Bon, j’étais parti dans l’idée de parler de ce que je vivais autour de la sortie du disque et du bouquin, et puis mes vieux démons de donneurs de leçons m’ont repris… Ce sera pour plus tard. Avant d’en rester là, je voudrais vous signaler la sortie en mai du DVD du très bon film d’Antoine Desrosières « Banqueroute » (2000), dont il m’avait confié la BO, avec en bonus, surtout, son premier court métrage « L’hydrolution » un des films les plus hilarants, absurdes et poétiques que j’ai vu de ma vie, il faut vraiment voir ça, c’est, allons y gaiement, un chef-d’œuvre.
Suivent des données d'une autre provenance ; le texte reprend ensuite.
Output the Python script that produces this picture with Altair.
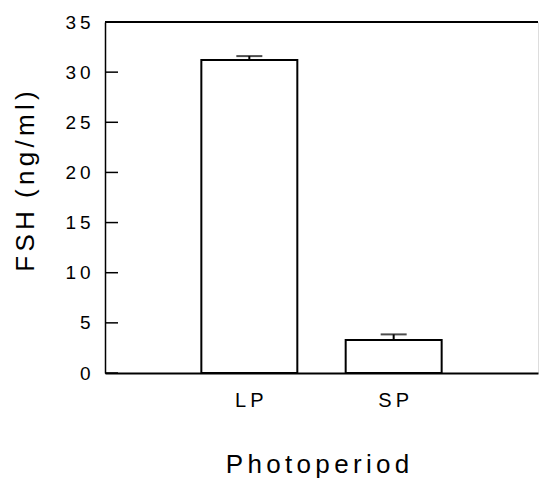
import altair as alt
import pandas as pd

categories = ["LP", "SP"]
fsh_mean = [31.2, 3.3]
fsh_sem = [0.4, 0.55]
y_ticks = [0, 5, 10, 15, 20, 25, 30, 35]

W, H = 433, 351
FONT = "Liberation Sans"
TS = "\u2009"
TT = "\u2006"

df = pd.DataFrame({"period": categories, "mean": fsh_mean, "sem": fsh_sem})
df["upper"] = df["mean"] + df["sem"]
ticks_df = pd.DataFrame({"v": y_ticks})

xscale = alt.Scale(domain=categories, paddingInner=0.335, paddingOuter=0.6675)
yscale = alt.Scale(domain=[0, 35], nice=False, zero=True)

x_axis = alt.Axis(
    title=TT.join("Photoperiod"), labelAngle=0, ticks=False, domain=True,
    domainColor="black", domainWidth=2, labelFont=FONT, labelFontSize=20,
    labelColor="black", labelPadding=17,
    labelExpr=f"join(split(datum.label, ''), '{TS}')",
    titleFont=FONT, titleFontSize=26, titleFontWeight="normal", titleColor="black",
    titleX=212, titleY=99, titleBaseline="alphabetic", titleAlign="center",
)
y_title = TT.join("FSH") + "\u2002" + TT.join("(ng/ml)")
y_axis = alt.Axis(
    title=y_title, values=y_ticks, ticks=False, grid=False, domain=True,
    domainColor="black", domainWidth=1.5, labelFont=FONT, labelFontSize=19,
    labelColor="black", labelPadding=15,
    labelExpr=f"join(split(datum.label, ''), '{TS}')",
    titleFont=FONT, titleFontSize=26, titleFontWeight="normal", titleColor="black",
    titleX=-72, titleY=159, titleAngle=270, titleBaseline="alphabetic", titleAlign="center",
)

base = alt.Chart(df)
bars = base.mark_bar(fill="white", stroke="black", strokeWidth=2).encode(
    x=alt.X("period:N", scale=xscale, sort=categories, axis=x_axis),
    y=alt.Y("mean:Q", scale=yscale, axis=y_axis),
)
err = base.mark_rule(color="black", strokeWidth=2).encode(
    x=alt.X("period:N", scale=xscale, sort=categories),
    y=alt.Y("mean:Q", scale=yscale),
    y2="upper:Q",
)
cap = base.mark_tick(color="black", thickness=2, size=26, orient="horizontal").encode(
    x=alt.X("period:N", scale=xscale, sort=categories),
    y=alt.Y("upper:Q", scale=yscale),
)
inticks = alt.Chart(ticks_df).mark_rule(color="black", strokeWidth=1.5).encode(
    y=alt.Y("v:Q", scale=yscale),
    x=alt.value(0), x2=alt.value(13),
)
top = alt.Chart(ticks_df).mark_rule(color="black", strokeWidth=2).encode(
    y=alt.datum(35), x=alt.value(0), x2=alt.value(W),
)

chart = alt.layer(bars, err, cap, inticks, top).properties(
    width=W, height=H,
    autosize=alt.AutoSizeParams(type="none"),
    padding={"left": 105, "top": 22, "right": 1, "bottom": 105},
).configure_view(stroke=None).configure(background="white")

chart.save("out.html", embed_options={"renderer": "svg", "actions": False})
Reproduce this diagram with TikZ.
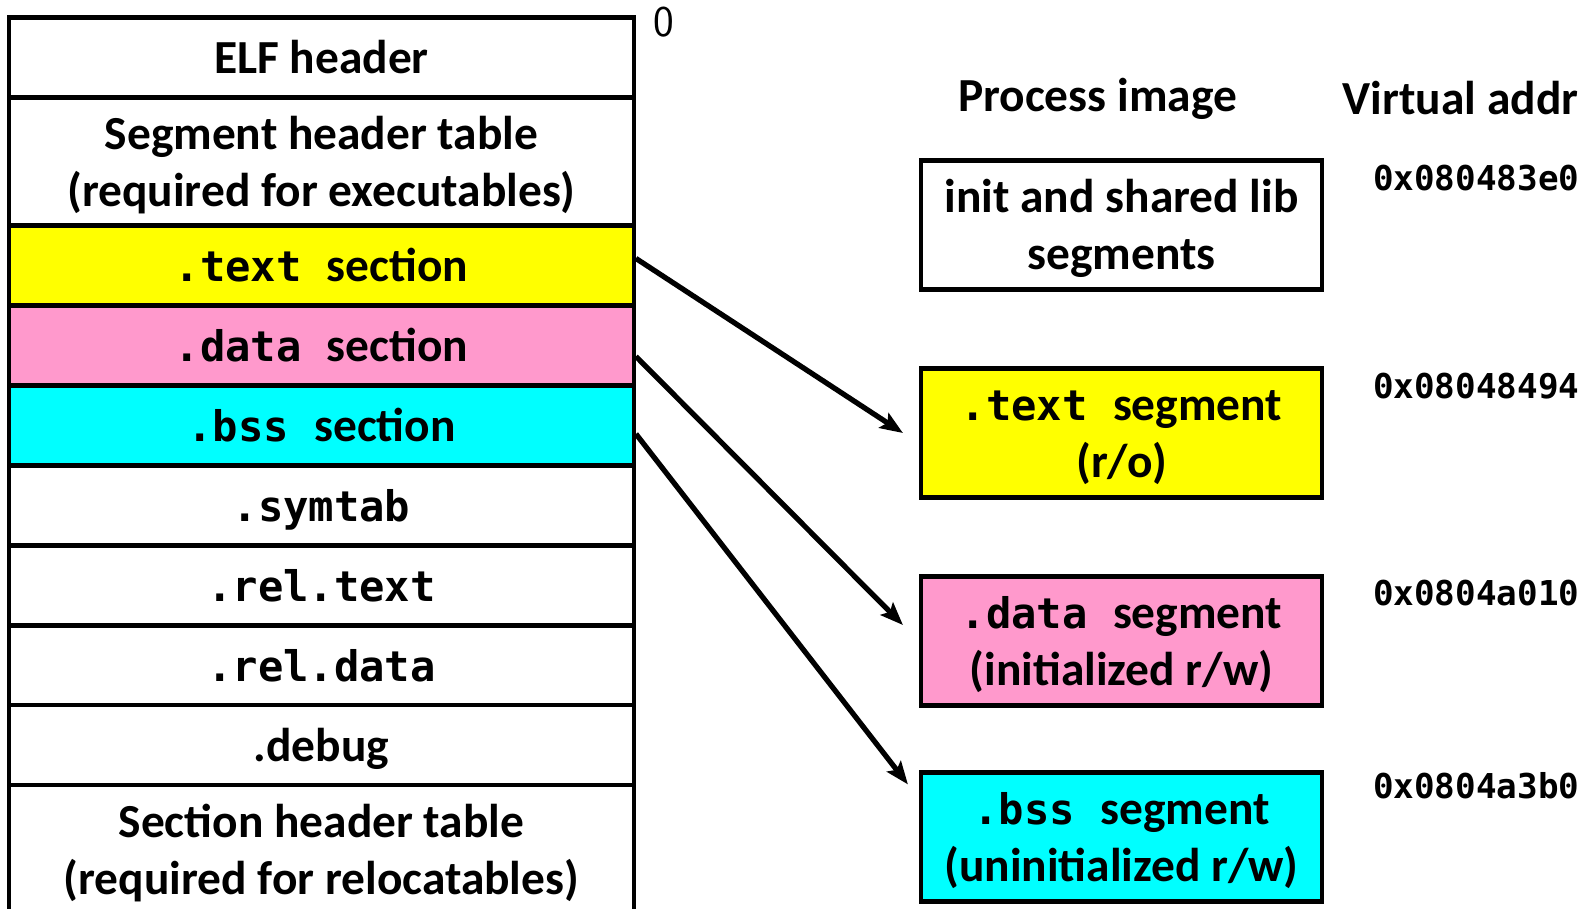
\documentclass[tikz,border=0pt]{standalone}
\usepackage{fontspec}
\setmainfont{Carlito}
\newfontfamily\codefont{DejaVu Sans Mono}
\usepackage{tikz}
\usetikzlibrary{calc,positioning}
\usetikzlibrary{arrows.meta}
\tikzset{>={Stealth[length=13pt,width=10pt,inset=2.5pt]}}

\definecolor{textyellow}{RGB}{255,255,0}
\definecolor{datapink}{RGB}{255,153,204}
\definecolor{bsscyan}{RGB}{0,255,255}

\newcommand{\code}[1]{{\codefont\fontsize{24}{28.8}\selectfont #1}}
\newcommand{\linestrut}{\rule[-6.8pt]{0pt}{32.3pt}}

\begin{document}
\begin{tikzpicture}[x=0.02cm, y=-0.02cm]
          \tikzstyle{sec} = [draw, line width=2.4pt, outer sep=0pt, inner sep=0pt, minimum width=12.5cm, minimum height=1.6cm, align=center, font=\fontsize{27}{32.4}\selectfont\bfseries, execute at begin node=\linestrut]
          \tikzstyle{bigsec} = [sec, minimum height=2.56cm]
          \tikzstyle{seg} = [draw, line width=2.4pt, inner sep=0pt, minimum width=8.02cm, minimum height=2.58cm, align=center, font=\fontsize{27}{32.4}\selectfont\bfseries, execute at begin node=\linestrut]
          \tikzstyle{head} = [font=\fontsize{27}{32.4}\selectfont\bfseries]
          \tikzstyle{addr} = [anchor=west, inner sep=0pt, font=\codefont\fontsize{19.5}{23}\selectfont\bfseries]
          \tikzstyle{maparrow} = [->, line width=3pt]

          \useasboundingbox (0,0) rectangle (1592,909);
          \clip (0,0) rectangle (1592,909);

          % ELF object file
          \node[sec] (elf) at (321.5, 57.5) {ELF header};
          \node[bigsec, below=0pt of elf] (seghdr) {\linestrut Segment header table\\(required for executables)};
          \node[sec, fill=textyellow, below=0pt of seghdr] (text) {\code{.text~}section};
          \node[sec, fill=datapink, below=0pt of text] (data) {\code{.data~}section};
          \node[sec, fill=bsscyan, below=0pt of data] (bss) {\code{.bss~}section};
          \node[sec, below=0pt of bss] (symtab) {\code{.symtab}};
          \node[sec, below=0pt of symtab] (reltext) {\code{.rel.text}};
          \node[sec, below=0pt of reltext] (reldata) {\code{.rel.data}};
          \node[sec, below=0pt of reldata] (debug) {.debug};
          \node[bigsec, below=0pt of debug] (sechdr) {\linestrut Section header table\\(required for relocatables)};

          \node (zero) at (664, 22.5) {\sffamily\fontsize{25}{30}\selectfont 0};

          % process image
          \node[head] (procimg) at (1097.5, 99) {Process image};
          \node[head] (vaddr) at (1460.5, 98.5) {Virtual addr};

          \node[seg] (initseg) at (1121.5, 225) {\linestrut init and shared lib\\segments};
          \node[seg, fill=textyellow] (tseg) at (1121.5, 433) {\linestrut\code{.text~}segment\\(r/o)};
          \node[seg, fill=datapink] (dseg) at (1121.5, 641) {\linestrut\code{.data~}segment\\(initialized r/w)};
          \node[seg, fill=bsscyan] (bseg) at (1121.5, 837) {\linestrut\code{.bss~}segment\\(uninitialized r/w)};

          \node[addr] (a0) at (1372.7, 177.7) {0x080483e0};
          \node[addr] (a1) at (1372.7, 385.8) {0x08048494};
          \node[addr] (a2) at (1372.7, 593) {0x0804a010};
          \node[addr] (a3) at (1372.7, 785.8) {0x0804a3b0};

          \draw[maparrow] ($(text.east)+(2,-7)$) -- ($(tseg.west)+(-16,0)$);
          \draw[maparrow] ($(data.east)+(2,11)$) -- ($(dseg.west)+(-16,-16)$);
          \draw[maparrow] ($(bss.east)+(2,8.5)$) -- ($(bseg.north west)+(-11,14)$);
        \end{tikzpicture}
\end{document}
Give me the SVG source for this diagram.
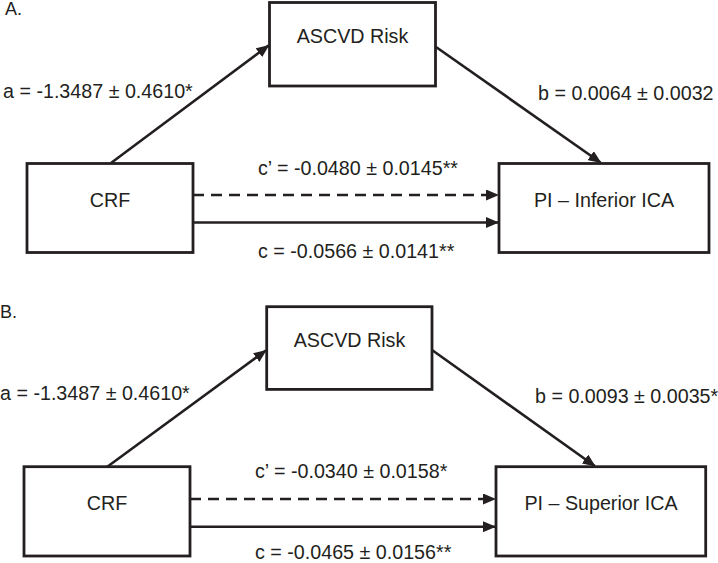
<svg xmlns="http://www.w3.org/2000/svg" width="718" height="563" viewBox="0 0 718 563">
<defs>
<marker id="ah" markerUnits="userSpaceOnUse" markerWidth="13" markerHeight="11" refX="12" refY="5.5" orient="auto" viewBox="0 0 13 11">
<path d="M0,0 L13,5.5 L0,11 z" fill="#231f20"/>
</marker>
<style>
.box{fill:#fff;stroke:#231f20;stroke-width:2.8}
.t{font-family:"Liberation Sans",Arial,sans-serif;font-size:19.7px;fill:#231f20}
.m{text-anchor:middle}
.lbl{font-family:"Liberation Sans",Arial,sans-serif;font-size:18px;fill:#231f20}
.ln{fill:none;stroke:#231f20;stroke-width:2.6;marker-end:url(#ah)}
.dash{stroke-dasharray:11 7}
</style>
</defs>
<rect width="718" height="563" fill="#fff"/>

<text class="lbl" x="5" y="15">A.</text>
<g id="a-ascvd"><rect class="box" x="269.5" y="2.5" width="166" height="83.5"/><text class="t m" x="352.5" y="43">ASCVD Risk</text></g>
<g id="a-crf"><rect class="box" x="27" y="163.5" width="166" height="89"/><text class="t m" x="110" y="207">CRF</text></g>
<g id="a-pi"><rect class="box" x="499" y="163.5" width="210" height="89"/><text class="t m" x="604" y="207">PI – Inferior ICA</text></g>
<g id="a-connectors">
<path class="ln" d="M111,163 L268.5,45.5"/>
<path class="ln" d="M436,47 L600.5,162.5"/>
<path class="ln dash" d="M193,195 H498"/>
<path class="ln" d="M193,222.5 H498"/>
<text class="t" x="3" y="98">a = -1.3487 ± 0.4610*</text>
<text class="t" x="538" y="100">b = 0.0064 ± 0.0032</text>
<text class="t" x="258" y="175">c’ = -0.0480 ± 0.0145**</text>
<text class="t" x="258" y="258">c = -0.0566 ± 0.0141**</text>
</g>

<text class="lbl" x="0" y="318">B.</text>
<g id="b-ascvd"><rect class="box" x="266.7" y="306.7" width="165.3" height="82.7"/><text class="t m" x="349.5" y="347">ASCVD Risk</text></g>
<g id="b-crf"><rect class="box" x="24" y="466.7" width="166" height="89.3"/><text class="t m" x="107" y="510">CRF</text></g>
<g id="b-pi"><rect class="box" x="496" y="466.7" width="209.7" height="89.3"/><text class="t m" x="601" y="510">PI – Superior ICA</text></g>
<g id="b-connectors">
<path class="ln" d="M107.3,466.7 L265.8,350.5"/>
<path class="ln" d="M432,350 L594.8,466"/>
<path class="ln dash" d="M190,499 H495"/>
<path class="ln" d="M190,526.7 H495"/>
<text class="t" x="0" y="400">a = -1.3487 ± 0.4610*</text>
<text class="t" x="535" y="403">b = 0.0093 ± 0.0035*</text>
<text class="t" x="255" y="478">c’ = -0.0340 ± 0.0158*</text>
<text class="t" x="255" y="559">c = -0.0465 ± 0.0156**</text>
</g>
</svg>
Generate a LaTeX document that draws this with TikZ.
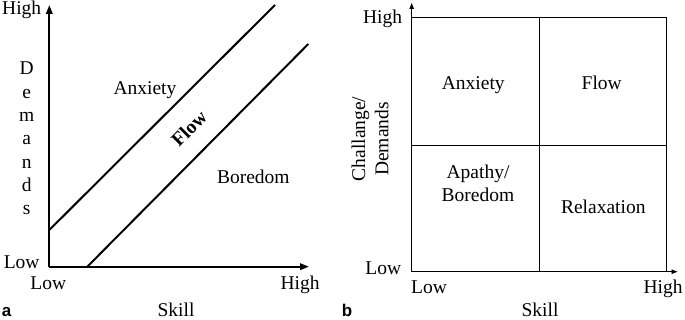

Et une petite recommandation à l’intention des réalisateurs qui souhaiteraient à l’avenir me confier une BO ou utiliser mes morceaux : renoncez, je porte la poisse ; par contre j’ai un pote breton…

Embrassades et accolades.
 

Dernière nouvelle : deux petites nouveautés à rajouter à votre liste de commissions :
- Cocorosie « La maison de mes rêves » : sous ce patronyme et ce titre décourageants, sans parler de la pochette, une petite merveille LO-FI de deux américaines à Paris, sorte de Billie Holiday(s) vaguement trip-hop aux petits pieds, mais jolis, les pieds, très intrigants.
- Sufjan Stevens : « Seven swans » dans la lignée, en plus contemplatif de son très très beau précédent, avec de beaux motifs de banjo mélancolique, et pas mal d’air crève-cœur.